- _Material supplied_
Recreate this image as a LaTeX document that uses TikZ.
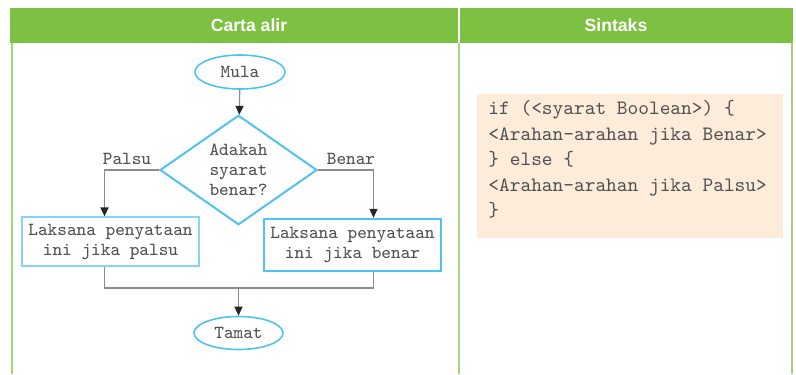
\documentclass[tikz,border=0pt]{standalone}
\usepackage{fontspec}
\setsansfont{Liberation Sans}
\usetikzlibrary{shapes.geometric,arrows.meta}
\definecolor{hijau}{RGB}{125,193,66}
\definecolor{hijaumuda}{RGB}{165,214,118}
\definecolor{biru}{RGB}{79,195,240}
\definecolor{kelabu}{RGB}{140,140,140}
\definecolor{teks}{RGB}{80,80,80}
\definecolor{krim}{RGB}{253,236,218}
\tikzset{
  huruf/.style={text=teks,font=\ttfamily\fontsize{9.2}{10}\selectfont},
  terminal/.style={huruf,ellipse,draw=biru,line width=0.8pt,inner sep=0pt},
  keputusan/.style={huruf,diamond,draw=biru,line width=1pt,inner sep=0pt,align=center,
    minimum width=78.5pt,minimum height=52pt},
  proses/.style={huruf,rectangle,draw=biru,inner sep=0pt,align=center,
    minimum width=88.5pt},
  catatan/.style={huruf,inner sep=0pt},
  kepala/.style={text=white,font=\sffamily\bfseries\fontsize{8.8}{10}\selectfont},
  kod/.style={text=teks,font=\ttfamily\fontsize{10.2}{12.8}\selectfont,align=left,inner sep=0pt},
  aliran/.style={draw=kelabu,line width=0.6pt},
  panah/.style={-{Triangle[length=4.5pt,width=4pt,color=black!85]}}
}
\begin{document}
\begin{tikzpicture}[x=0.5pt,y=-0.5pt]
\useasboundingbox (0,0) rectangle (796,374);
\fill[white] (0,0) rectangle (796,374);
\fill[hijau] (10,8) rectangle (793,43);
\draw[white,line width=1pt] (459,8) -- (459,43);
\draw[hijaumuda,line width=1pt] (12,43) -- (12,374);
\draw[hijaumuda,line width=1pt] (459,43) -- (459,374);
\draw[hijaumuda,line width=1pt] (792,43) -- (792,374);
\node[kepala] (tajukcarta) at (249,25) {Carta alir};
\node[kepala] (tajuksintaks) at (616,25) {Sintaks};
\node[terminal,minimum width=45pt,minimum height=17pt] (mula) at (240,72) {Mula};
\node[keputusan] (syarat) at (238.5,170) {Adakah\\syarat\\benar?};
\node[proses,draw=biru!70,line width=0.6pt,minimum height=24.5pt] (salah) at (110.5,241.5) {Laksana penyataan\\ini jika palsu};
\node[proses,line width=1.2pt,minimum height=26pt] (betul) at (352.5,245) {Laksana penyataan\\ini jika benar};
\node[terminal,minimum width=44.5pt,minimum height=16.5pt] (tamat) at (238.5,333) {Tamat};
\node[catatan] (palsu) at (127,159) {Palsu};
\node[catatan] (benar) at (351,159) {Benar};
\coordinate (cantum) at (238.5,288);
\draw[aliran,panah] (mula) -- (syarat);
\draw[aliran,panah] (syarat.west) -| ([xshift=-3pt]salah.north);
\draw[aliran,panah] (syarat.east) -| ([xshift=10.5pt]betul.north);
\draw[aliran] ([xshift=-3pt]salah.south) |- (cantum) -| ([xshift=10.5pt]betul.south);
\draw[aliran,panah] (cantum) -- (tamat);
\fill[krim] (477,94) rectangle (783,238);
\node[kod,anchor=north west] (sintaks) at (488,100) {if (<syarat Boolean>) \{\\
<Arahan-arahan jika Benar>\\
\} else \{\\
<Arahan-arahan jika Palsu>\\
\}};
\end{tikzpicture}
\end{document}
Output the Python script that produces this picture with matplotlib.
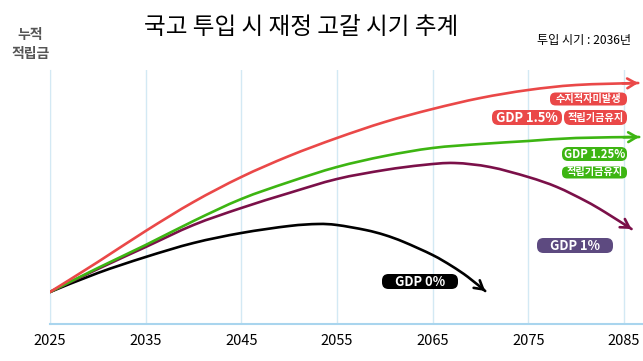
import matplotlib
matplotlib.use("Agg")
from matplotlib import pyplot as plt
from matplotlib.path import Path
from matplotlib.patches import PathPatch, FancyBboxPatch
from matplotlib.transforms import IdentityTransform

plt.rcParams['font.family'] = ['Noto Sans CJK KR', 'DejaVu Sans']

years_ticks = [2025, 2035, 2045, 2055, 2065, 2075, 2085]

# fund curves (arbitrary units)
red_x = [2025, 2030, 2035, 2040, 2045, 2050, 2055, 2060, 2065, 2070, 2075, 2080, 2086.5]
red_y = [32, 62, 93, 122, 147, 168, 186, 202, 215, 226, 234, 239, 241]

green_x = [2025, 2030, 2035, 2040, 2045, 2050, 2055, 2060, 2065, 2070, 2075, 2080, 2086.6]
green_y = [32, 56, 79, 103, 125, 142, 157, 168, 176, 180, 183, 186, 187]

purple_x = [2025, 2030, 2035, 2040, 2045, 2050, 2055, 2060, 2064, 2067.3, 2071, 2075, 2078, 2081, 2083, 2085.8]
purple_y = [32, 55, 77, 99, 116, 131, 145, 154, 159, 161, 157, 147, 137, 123, 112, 95]

black_x = [2025, 2030, 2035, 2040, 2045, 2050, 2053, 2055, 2058, 2060, 2062, 2065, 2067, 2068.7, 2070.5]
black_y = [32, 51, 67, 81, 91, 98, 100, 99, 94, 89, 82, 69, 58, 47, 33]

RED = '#ea4848'
GREEN = '#3db512'
PURPLE = '#7b1049'
PURPLE_LBL = '#5d4a80'
GRID = '#d3e9f4'


def smooth_path(xs, ys):
    # Catmull-Rom through the read points, drawn as cubic Bezier segments
    pts = list(zip(xs, ys))
    verts = [pts[0]]
    codes = [Path.MOVETO]
    n = len(pts)
    for i in range(n - 1):
        p0 = pts[max(i - 1, 0)]
        p1 = pts[i]
        p2 = pts[i + 1]
        p3 = pts[min(i + 2, n - 1)]
        c1 = (p1[0] + (p2[0] - p0[0]) / 6, p1[1] + (p2[1] - p0[1]) / 6)
        c2 = (p2[0] - (p3[0] - p1[0]) / 6, p2[1] - (p3[1] - p1[1]) / 6)
        verts += [c1, c2, p2]
        codes += [Path.CURVE4] * 3
    return Path(verts, codes)


fig = plt.figure(figsize=(6.43, 3.61), dpi=100)
ax = fig.add_axes([50 / 643, 37 / 361, 593 / 643, 254 / 361])
ax.set_xlim(2025, 2087.0)
ax.set_ylim(0, 254)

for xs, ys, c in [(black_x, black_y, 'black'), (purple_x, purple_y, PURPLE),
                  (green_x, green_y, GREEN), (red_x, red_y, RED)]:
    ax.add_patch(PathPatch(smooth_path(xs, ys), fc='none', ec=c, lw=1.9,
                           capstyle='round', zorder=3))
    tail = (xs[-1] - (xs[-1] - xs[-2]) * 0.25, ys[-1] - (ys[-1] - ys[-2]) * 0.25)
    ax.annotate('', xy=(xs[-1], ys[-1]), xytext=tail,
                arrowprops=dict(arrowstyle='->,head_length=0.6,head_width=0.35',
                                color=c, lw=1.9, shrinkA=0, shrinkB=0), zorder=3)

ax.set_xticks(years_ticks)
ax.set_xticklabels([str(y) for y in years_ticks], fontsize=10.5)
ax.tick_params(axis='x', length=0, pad=7)
ax.set_yticks([])
ax.grid(axis='x', color=GRID, lw=1)
for s in ['top', 'right']:
    ax.spines[s].set_visible(False)
ax.spines['left'].set_color(GRID)
ax.spines['bottom'].set_color('#a9d5ee')
ax.spines['bottom'].set_linewidth(1.5)


def tag(px, py, w, h, text, color, size):
    # px, py: centre in pixels from top-left of the figure
    y = 361 - py
    box = FancyBboxPatch((px - w / 2, y - h / 2), w, h,
                         boxstyle='round,pad=0,rounding_size=%g' % (h / 2.3),
                         fc=color, ec='none', transform=IdentityTransform(), zorder=5)
    fig.patches.append(box)
    fig.text(px / 643, y / 361, text, color='white', fontsize=size, ha='center',
             va='center', fontweight='bold', zorder=6)


tag(588.5, 99, 77, 13, '수지적자미발생', RED, 7.3)
tag(527, 117.5, 70, 15, 'GDP 1.5%', RED, 9.3)
tag(595.5, 117.5, 63, 15, '적립기금유지', RED, 7.3)
tag(594.5, 154, 65, 14, 'GDP 1.25%', GREEN, 8.2)
tag(594.5, 172.5, 65, 12, '적립기금유지', GREEN, 7.3)
tag(575, 245.5, 76, 15, 'GDP 1%', PURPLE_LBL, 9.3)
tag(420, 281.5, 76, 15, 'GDP 0%', 'black', 9.3)

fig.text(0.469, 0.925, '국고 투입 시 재정 고갈 시기 추계', fontsize=17, ha='center', va='center')
fig.text(0.047, 0.877, '누적\n적립금', fontsize=10, ha='center', va='center',
         color='#555555', fontweight='bold', linespacing=1.5)
fig.text(0.981, 0.889, '투입 시기 : 2036년', fontsize=8.7, ha='right', va='center')

fig.savefig('out.png', dpi=100)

- _Task details_
Only the lines from the one containing "Output the Python" down to the one containing "234, 239, 241]" should be copied, exactly and with both ends kept. Drop the pictures.

- _Final result_
Output the Python script that produces this picture with matplotlib.
import matplotlib
matplotlib.use("Agg")
from matplotlib import pyplot as plt
from matplotlib.path import Path
from matplotlib.patches import PathPatch, FancyBboxPatch
from matplotlib.transforms import IdentityTransform

plt.rcParams['font.family'] = ['Noto Sans CJK KR', 'DejaVu Sans']

years_ticks = [2025, 2035, 2045, 2055, 2065, 2075, 2085]

# fund curves (arbitrary units)
red_x = [2025, 2030, 2035, 2040, 2045, 2050, 2055, 2060, 2065, 2070, 2075, 2080, 2086.5]
red_y = [32, 62, 93, 122, 147, 168, 186, 202, 215, 226, 234, 239, 241]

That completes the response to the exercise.